Obezite, kadınlarda meme ve genital organ kanser riskini artırmaktadır. Bu yüzden sağlıklı kiloda olmak çok önemlidir. Araştırmalar, fazla kilonun ayrıca kalın bağırsak, yemek borusu, böbrek ve pankreas kanseri ile ilişkili olabileceğini ortaya koymuştur.
“Beslenme düzeni hem sağlıklı bir yaşam hem de kanser riskini azaltmada önemli”
- Bol miktarda meyve, sebze ve tam tahıl aldığınızdan emin olun. Lifli besinler kolon kanseri riskini azaltır.
- Beta-karoten, likopen ve A, C ve E vitaminleri içeren yiyecekleri arayın. Bunlar, kanseri önlemede rol oynayabilecek antioksidanlardır.
- Kırmızı eti, özellikle işlenmiş eti sınırlayın. Şarküteri ürünleri, jambonlar ve sosisli sandviçler gibi işlenmiş etler kalın bağırsak ve mide kanseri ile bağlantılı olabilir.
- Yemeği yüksek sıcaklıklarda kızartmak, haşlamak veya ızgara yapmak kanser riskini artırabilir.

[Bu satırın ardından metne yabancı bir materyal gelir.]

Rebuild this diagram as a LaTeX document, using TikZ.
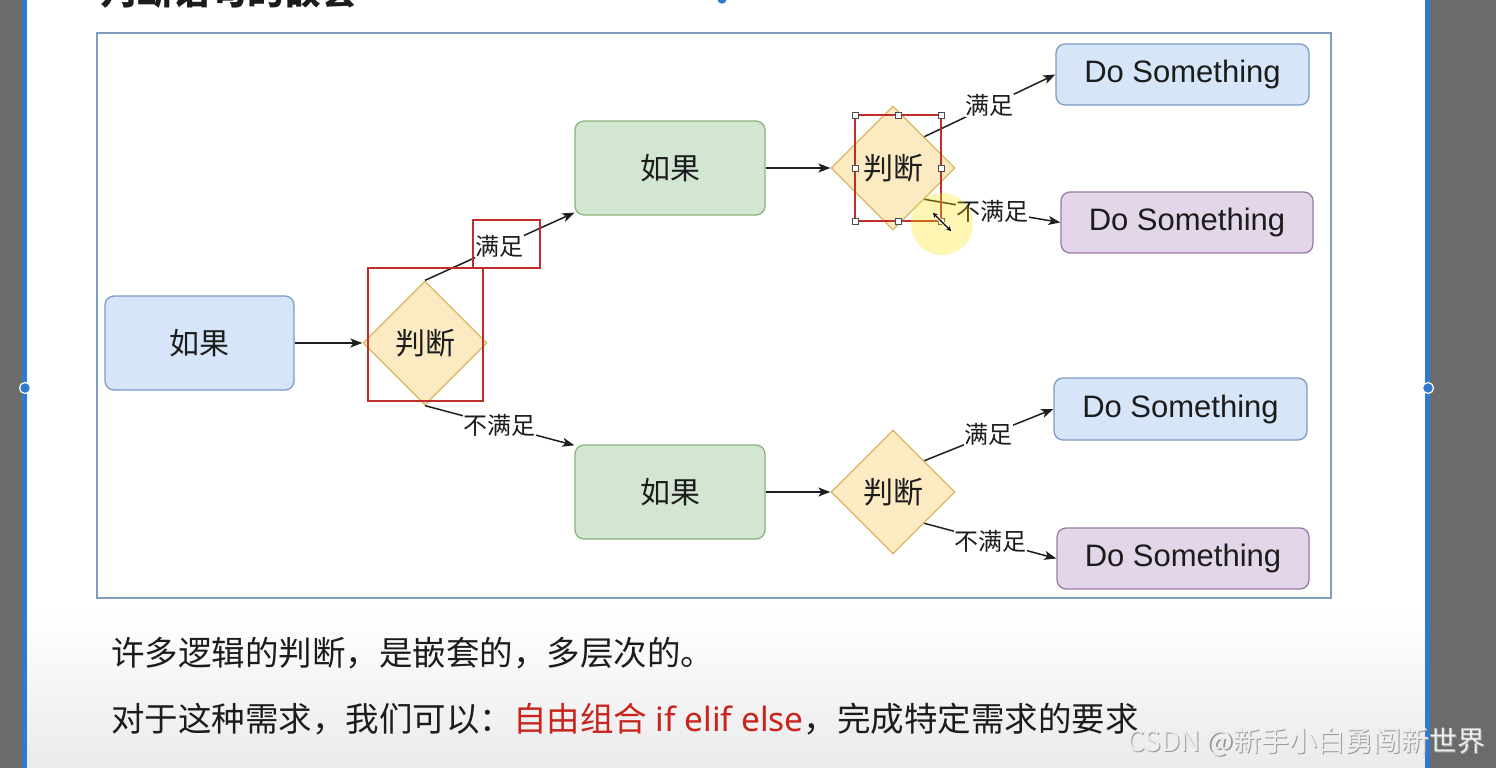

Bunun yerine, buğulamayı, buharda pişirmeyi veya haşlamayı deneyin.
- Öte yandan alkolün, boğaz, karaciğer ve kalın bağırsak kanseri ile ilişkisi olabileceği gösterilmiştir.
“Egzersiz sağlıklı bir yaşam için olmazsa olmaz” Hareket etmek, birçok hastalığa iyi gelmektedir. Meme, kalın bağırsak, prostat gibi kanser tiplerini azaltabileceği çeşitli araştırmalarla ortaya konmuştur. Her hafta minimum 150 dakika egzersiz için ayrılmalı, televizyon önünde vakit geçirmek mümkün olduğunca azaltılmalı.